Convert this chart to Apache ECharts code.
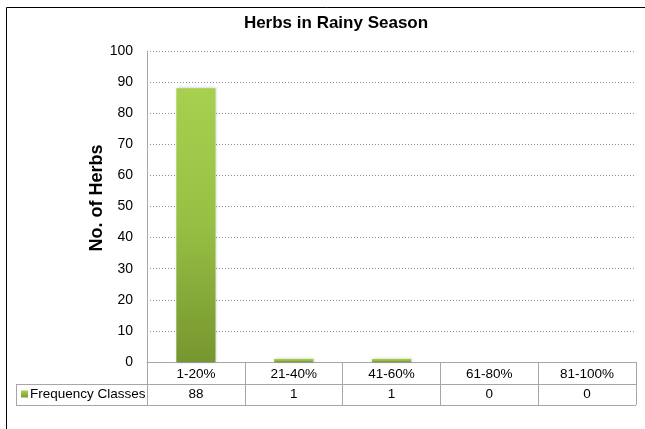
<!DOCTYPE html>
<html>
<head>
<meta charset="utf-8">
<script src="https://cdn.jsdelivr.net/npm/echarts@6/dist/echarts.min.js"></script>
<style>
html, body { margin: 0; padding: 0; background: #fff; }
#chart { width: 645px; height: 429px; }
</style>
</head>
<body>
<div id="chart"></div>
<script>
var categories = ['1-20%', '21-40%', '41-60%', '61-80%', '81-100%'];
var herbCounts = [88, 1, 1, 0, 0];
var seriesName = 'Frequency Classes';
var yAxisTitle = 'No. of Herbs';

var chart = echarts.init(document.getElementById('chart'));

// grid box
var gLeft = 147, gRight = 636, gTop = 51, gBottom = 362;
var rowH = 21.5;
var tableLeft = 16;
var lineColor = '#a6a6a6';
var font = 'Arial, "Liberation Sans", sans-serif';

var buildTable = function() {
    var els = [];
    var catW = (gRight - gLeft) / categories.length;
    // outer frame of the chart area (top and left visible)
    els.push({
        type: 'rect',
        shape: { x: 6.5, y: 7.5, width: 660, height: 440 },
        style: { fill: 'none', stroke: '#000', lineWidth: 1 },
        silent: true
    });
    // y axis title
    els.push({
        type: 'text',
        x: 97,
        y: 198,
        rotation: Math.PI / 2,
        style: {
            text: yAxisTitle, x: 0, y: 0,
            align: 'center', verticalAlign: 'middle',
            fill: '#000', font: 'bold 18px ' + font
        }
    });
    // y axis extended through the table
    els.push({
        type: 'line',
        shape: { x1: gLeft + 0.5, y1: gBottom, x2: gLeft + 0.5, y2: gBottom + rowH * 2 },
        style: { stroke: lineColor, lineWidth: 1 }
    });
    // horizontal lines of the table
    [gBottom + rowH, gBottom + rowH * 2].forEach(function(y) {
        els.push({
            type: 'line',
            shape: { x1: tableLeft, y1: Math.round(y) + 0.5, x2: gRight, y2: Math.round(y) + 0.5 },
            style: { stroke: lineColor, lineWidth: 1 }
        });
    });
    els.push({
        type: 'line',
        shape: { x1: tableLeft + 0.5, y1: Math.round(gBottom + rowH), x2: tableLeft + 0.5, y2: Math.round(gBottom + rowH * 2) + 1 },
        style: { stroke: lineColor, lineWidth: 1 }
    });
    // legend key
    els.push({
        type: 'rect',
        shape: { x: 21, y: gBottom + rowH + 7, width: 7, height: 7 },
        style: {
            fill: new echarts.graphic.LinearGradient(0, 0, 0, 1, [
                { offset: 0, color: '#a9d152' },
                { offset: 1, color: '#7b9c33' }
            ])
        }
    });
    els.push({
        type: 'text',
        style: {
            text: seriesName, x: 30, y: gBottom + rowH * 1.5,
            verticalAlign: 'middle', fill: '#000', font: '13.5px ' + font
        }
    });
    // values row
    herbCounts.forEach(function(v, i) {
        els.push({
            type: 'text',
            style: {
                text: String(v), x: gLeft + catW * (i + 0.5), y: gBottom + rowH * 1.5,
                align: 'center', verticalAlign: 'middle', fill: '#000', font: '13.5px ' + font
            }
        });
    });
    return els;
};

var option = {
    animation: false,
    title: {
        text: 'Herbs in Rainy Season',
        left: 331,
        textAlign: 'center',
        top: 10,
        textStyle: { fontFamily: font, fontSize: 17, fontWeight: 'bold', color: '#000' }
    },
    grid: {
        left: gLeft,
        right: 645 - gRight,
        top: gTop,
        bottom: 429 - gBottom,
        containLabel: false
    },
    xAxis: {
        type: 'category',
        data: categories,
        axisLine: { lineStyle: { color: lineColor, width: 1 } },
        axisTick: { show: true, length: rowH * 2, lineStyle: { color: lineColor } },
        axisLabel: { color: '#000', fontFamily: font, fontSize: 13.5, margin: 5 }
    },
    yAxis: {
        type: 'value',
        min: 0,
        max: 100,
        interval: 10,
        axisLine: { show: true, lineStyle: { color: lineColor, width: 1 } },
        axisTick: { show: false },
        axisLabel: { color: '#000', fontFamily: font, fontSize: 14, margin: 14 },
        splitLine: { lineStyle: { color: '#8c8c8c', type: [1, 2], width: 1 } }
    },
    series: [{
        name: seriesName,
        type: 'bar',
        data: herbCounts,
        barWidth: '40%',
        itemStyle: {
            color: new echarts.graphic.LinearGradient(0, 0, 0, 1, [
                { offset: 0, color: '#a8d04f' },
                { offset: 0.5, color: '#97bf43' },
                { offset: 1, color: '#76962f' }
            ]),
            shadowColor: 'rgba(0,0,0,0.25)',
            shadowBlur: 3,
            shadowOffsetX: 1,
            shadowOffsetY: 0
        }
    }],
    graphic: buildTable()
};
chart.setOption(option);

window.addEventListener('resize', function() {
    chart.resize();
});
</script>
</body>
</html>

● ● ● ●

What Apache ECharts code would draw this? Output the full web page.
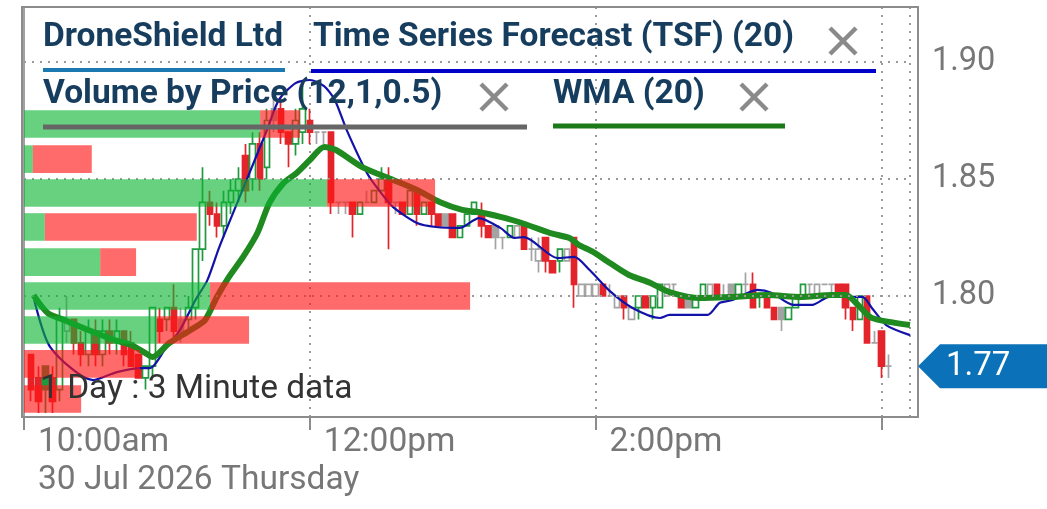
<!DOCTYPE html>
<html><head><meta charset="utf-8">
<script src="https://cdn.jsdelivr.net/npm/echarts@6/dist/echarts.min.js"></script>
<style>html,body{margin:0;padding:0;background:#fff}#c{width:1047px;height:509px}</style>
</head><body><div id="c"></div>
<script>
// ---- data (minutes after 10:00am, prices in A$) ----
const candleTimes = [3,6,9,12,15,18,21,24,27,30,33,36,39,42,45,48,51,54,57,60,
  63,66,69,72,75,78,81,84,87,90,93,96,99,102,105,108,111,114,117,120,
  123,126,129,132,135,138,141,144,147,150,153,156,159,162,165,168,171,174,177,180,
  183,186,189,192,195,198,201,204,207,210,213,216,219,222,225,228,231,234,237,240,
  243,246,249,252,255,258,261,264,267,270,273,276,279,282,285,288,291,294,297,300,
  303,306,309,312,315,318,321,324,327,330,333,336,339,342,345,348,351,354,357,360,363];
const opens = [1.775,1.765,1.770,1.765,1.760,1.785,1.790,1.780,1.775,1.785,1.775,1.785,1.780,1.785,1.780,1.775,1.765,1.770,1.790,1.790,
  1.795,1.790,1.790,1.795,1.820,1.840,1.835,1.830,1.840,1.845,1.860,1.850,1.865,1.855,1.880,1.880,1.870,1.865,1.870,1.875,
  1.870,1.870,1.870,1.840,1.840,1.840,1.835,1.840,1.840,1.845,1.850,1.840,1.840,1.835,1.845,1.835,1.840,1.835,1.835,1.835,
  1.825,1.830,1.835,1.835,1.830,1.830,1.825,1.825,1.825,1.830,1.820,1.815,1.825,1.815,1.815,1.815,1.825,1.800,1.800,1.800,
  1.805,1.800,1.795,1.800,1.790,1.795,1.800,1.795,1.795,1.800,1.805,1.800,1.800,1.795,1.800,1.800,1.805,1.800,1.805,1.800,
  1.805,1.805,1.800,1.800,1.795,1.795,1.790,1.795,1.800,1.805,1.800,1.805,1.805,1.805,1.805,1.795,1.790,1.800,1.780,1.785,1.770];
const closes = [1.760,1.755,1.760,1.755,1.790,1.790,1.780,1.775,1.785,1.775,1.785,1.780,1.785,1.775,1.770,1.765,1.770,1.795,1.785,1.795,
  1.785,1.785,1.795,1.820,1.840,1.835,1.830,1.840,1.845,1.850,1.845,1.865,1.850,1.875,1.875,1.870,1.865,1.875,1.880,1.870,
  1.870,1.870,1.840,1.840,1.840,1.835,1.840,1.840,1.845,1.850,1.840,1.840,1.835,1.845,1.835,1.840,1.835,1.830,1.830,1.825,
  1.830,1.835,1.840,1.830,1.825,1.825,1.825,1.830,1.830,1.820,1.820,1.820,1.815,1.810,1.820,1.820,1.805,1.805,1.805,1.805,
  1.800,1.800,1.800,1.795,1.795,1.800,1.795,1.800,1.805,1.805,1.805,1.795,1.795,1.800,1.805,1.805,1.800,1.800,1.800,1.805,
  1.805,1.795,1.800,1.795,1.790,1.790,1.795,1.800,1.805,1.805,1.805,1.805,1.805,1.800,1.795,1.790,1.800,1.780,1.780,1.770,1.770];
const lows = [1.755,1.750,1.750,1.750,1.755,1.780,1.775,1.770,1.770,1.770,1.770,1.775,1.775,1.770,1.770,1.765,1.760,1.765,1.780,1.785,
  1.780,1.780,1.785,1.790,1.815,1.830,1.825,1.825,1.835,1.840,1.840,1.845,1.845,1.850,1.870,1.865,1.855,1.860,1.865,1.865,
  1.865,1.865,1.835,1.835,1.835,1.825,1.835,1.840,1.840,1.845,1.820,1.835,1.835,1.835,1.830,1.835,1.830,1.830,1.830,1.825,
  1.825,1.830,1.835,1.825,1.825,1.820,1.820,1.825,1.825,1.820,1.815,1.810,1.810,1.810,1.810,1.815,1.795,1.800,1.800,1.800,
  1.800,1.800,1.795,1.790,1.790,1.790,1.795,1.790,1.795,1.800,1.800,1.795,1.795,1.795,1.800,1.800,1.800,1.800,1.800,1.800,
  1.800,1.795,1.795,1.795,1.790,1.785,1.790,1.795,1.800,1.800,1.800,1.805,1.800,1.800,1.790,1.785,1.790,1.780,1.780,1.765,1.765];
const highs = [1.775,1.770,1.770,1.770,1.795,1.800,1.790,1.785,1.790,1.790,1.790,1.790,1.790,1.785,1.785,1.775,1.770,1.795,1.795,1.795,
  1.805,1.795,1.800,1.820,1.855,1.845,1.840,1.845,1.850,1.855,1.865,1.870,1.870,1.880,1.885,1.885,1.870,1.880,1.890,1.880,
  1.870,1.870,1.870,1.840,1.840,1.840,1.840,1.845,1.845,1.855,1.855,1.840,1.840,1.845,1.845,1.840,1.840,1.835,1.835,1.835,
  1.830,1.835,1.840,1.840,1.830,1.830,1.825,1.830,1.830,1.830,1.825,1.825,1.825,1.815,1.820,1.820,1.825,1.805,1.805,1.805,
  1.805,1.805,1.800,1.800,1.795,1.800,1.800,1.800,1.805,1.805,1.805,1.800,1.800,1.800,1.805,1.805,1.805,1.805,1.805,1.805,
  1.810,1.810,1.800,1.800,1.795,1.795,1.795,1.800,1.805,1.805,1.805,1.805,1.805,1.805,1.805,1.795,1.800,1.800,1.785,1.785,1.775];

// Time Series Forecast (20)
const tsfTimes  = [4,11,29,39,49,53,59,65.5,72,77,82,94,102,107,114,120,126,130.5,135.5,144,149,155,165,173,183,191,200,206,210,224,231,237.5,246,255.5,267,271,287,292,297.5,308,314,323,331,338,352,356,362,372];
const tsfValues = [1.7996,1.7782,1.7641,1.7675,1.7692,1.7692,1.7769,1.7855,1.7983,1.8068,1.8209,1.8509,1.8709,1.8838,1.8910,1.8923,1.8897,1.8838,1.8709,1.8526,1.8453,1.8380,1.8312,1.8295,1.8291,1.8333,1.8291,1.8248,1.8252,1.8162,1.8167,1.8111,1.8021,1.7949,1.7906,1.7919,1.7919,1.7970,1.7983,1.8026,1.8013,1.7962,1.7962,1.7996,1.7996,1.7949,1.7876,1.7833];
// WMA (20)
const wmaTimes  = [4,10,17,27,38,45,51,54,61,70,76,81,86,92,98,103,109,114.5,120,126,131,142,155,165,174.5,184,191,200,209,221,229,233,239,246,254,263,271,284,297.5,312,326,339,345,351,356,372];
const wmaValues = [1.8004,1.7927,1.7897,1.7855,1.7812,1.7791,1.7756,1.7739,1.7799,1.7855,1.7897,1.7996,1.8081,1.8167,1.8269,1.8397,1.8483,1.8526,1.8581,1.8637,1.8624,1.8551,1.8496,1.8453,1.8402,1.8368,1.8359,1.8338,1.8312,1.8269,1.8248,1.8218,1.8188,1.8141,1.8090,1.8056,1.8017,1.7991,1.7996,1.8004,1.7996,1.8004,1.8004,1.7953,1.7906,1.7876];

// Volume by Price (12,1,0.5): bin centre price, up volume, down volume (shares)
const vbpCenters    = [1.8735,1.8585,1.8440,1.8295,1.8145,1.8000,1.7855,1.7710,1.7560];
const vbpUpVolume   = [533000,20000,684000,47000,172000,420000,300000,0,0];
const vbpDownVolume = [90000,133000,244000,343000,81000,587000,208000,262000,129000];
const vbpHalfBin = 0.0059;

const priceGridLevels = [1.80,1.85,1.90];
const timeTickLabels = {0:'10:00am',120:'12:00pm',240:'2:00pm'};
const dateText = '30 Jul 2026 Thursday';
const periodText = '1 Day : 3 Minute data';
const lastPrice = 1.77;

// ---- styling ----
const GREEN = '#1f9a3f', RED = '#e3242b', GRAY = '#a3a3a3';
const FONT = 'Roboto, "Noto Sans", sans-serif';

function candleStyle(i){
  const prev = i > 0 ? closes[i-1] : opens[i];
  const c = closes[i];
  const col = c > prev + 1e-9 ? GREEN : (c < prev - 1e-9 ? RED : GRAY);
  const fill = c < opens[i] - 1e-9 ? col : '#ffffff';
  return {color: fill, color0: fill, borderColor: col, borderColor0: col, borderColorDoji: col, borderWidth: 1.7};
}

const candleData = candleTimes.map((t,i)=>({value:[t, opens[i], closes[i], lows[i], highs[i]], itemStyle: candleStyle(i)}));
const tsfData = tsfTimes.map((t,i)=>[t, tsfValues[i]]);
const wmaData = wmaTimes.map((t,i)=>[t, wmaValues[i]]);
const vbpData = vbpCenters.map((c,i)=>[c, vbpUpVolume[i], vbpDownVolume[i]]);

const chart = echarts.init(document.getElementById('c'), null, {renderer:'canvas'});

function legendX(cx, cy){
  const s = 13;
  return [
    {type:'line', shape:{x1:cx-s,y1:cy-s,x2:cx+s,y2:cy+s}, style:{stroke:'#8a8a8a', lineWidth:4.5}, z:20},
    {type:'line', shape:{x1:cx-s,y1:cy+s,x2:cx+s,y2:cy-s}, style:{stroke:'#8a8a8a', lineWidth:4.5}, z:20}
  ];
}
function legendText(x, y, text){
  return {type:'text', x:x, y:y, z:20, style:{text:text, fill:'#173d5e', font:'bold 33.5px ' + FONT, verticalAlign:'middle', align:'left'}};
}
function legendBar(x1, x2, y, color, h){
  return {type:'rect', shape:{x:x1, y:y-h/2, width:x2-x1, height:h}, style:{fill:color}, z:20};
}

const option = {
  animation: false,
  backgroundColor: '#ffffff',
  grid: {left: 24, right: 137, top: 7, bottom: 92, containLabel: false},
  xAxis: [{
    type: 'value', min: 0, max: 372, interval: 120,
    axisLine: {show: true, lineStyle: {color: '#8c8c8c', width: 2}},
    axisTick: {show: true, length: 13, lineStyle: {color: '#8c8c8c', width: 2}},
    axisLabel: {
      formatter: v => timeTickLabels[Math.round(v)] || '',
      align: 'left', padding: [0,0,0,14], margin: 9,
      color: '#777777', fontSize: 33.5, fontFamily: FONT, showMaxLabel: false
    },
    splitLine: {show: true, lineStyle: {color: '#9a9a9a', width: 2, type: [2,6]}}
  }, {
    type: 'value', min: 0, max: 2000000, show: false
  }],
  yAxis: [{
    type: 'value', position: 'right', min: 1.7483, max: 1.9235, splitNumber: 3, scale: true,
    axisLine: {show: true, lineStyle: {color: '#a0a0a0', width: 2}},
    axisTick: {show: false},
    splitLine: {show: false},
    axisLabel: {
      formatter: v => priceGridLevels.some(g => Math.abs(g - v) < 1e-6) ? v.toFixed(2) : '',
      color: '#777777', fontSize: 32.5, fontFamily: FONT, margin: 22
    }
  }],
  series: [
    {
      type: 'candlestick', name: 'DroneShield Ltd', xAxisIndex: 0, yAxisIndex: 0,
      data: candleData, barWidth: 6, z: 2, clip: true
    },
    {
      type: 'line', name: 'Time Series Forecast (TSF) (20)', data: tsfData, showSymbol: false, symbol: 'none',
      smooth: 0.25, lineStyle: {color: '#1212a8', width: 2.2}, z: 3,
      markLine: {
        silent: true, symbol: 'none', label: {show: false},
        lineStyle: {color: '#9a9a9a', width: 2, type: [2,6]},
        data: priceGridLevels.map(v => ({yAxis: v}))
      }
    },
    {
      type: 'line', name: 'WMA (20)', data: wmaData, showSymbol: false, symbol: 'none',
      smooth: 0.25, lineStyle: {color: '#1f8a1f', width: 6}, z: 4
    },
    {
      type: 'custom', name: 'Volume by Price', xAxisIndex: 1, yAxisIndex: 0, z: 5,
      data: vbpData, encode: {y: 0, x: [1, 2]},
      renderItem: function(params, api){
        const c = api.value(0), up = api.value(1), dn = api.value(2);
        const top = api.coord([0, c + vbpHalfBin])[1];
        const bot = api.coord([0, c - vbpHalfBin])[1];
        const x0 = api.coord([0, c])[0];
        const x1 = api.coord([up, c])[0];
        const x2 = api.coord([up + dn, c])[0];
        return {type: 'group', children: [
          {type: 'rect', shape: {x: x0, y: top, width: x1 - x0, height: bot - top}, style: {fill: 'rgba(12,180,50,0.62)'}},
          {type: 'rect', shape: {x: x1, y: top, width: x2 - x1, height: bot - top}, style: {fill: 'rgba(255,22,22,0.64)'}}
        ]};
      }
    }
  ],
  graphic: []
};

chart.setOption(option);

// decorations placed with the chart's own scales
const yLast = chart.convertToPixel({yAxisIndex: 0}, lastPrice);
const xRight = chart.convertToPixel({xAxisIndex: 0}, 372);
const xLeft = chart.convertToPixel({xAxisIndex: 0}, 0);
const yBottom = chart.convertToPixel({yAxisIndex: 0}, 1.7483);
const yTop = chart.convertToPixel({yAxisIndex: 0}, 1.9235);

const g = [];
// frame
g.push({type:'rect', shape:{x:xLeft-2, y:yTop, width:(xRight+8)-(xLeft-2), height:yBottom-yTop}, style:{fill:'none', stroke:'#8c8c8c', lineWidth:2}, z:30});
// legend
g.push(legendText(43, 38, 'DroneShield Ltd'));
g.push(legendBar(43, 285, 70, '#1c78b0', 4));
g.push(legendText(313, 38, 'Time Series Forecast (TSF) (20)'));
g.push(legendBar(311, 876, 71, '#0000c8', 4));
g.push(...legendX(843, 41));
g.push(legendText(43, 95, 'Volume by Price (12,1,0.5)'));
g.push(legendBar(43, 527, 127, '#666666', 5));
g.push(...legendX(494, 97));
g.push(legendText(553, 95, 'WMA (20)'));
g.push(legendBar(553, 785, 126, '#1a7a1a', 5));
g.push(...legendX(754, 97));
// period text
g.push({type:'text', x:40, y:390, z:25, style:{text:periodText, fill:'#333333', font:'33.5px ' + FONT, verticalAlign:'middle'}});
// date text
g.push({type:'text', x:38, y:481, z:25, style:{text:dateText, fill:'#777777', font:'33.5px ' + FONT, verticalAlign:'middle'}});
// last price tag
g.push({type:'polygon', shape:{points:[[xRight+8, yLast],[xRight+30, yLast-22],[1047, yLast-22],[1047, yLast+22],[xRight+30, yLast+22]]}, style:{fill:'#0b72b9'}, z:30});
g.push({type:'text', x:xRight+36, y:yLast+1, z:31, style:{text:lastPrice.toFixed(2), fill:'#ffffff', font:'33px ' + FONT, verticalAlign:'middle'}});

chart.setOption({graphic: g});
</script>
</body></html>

● ● ● ●

> _OBJECTIVE_: Everything above from the line with "Convert this chart to Apache ECharts code." through the line with "var chart = echarts.init(document.getElementById('chart'));" should be retyped exactly, and nothing else; omit pictures.

> _WORKED ANSWER_:
Convert this chart to Apache ECharts code.
<!DOCTYPE html>
<html>
<head>
<meta charset="utf-8">
<script src="https://cdn.jsdelivr.net/npm/echarts@6/dist/echarts.min.js"></script>
<style>
html, body { margin: 0; padding: 0; background: #fff; }
#chart { width: 645px; height: 429px; }
</style>
</head>
<body>
<div id="chart"></div>
<script>
var categories = ['1-20%', '21-40%', '41-60%', '61-80%', '81-100%'];
var herbCounts = [88, 1, 1, 0, 0];
var seriesName = 'Frequency Classes';
var yAxisTitle = 'No. of Herbs';

var chart = echarts.init(document.getElementById('chart'));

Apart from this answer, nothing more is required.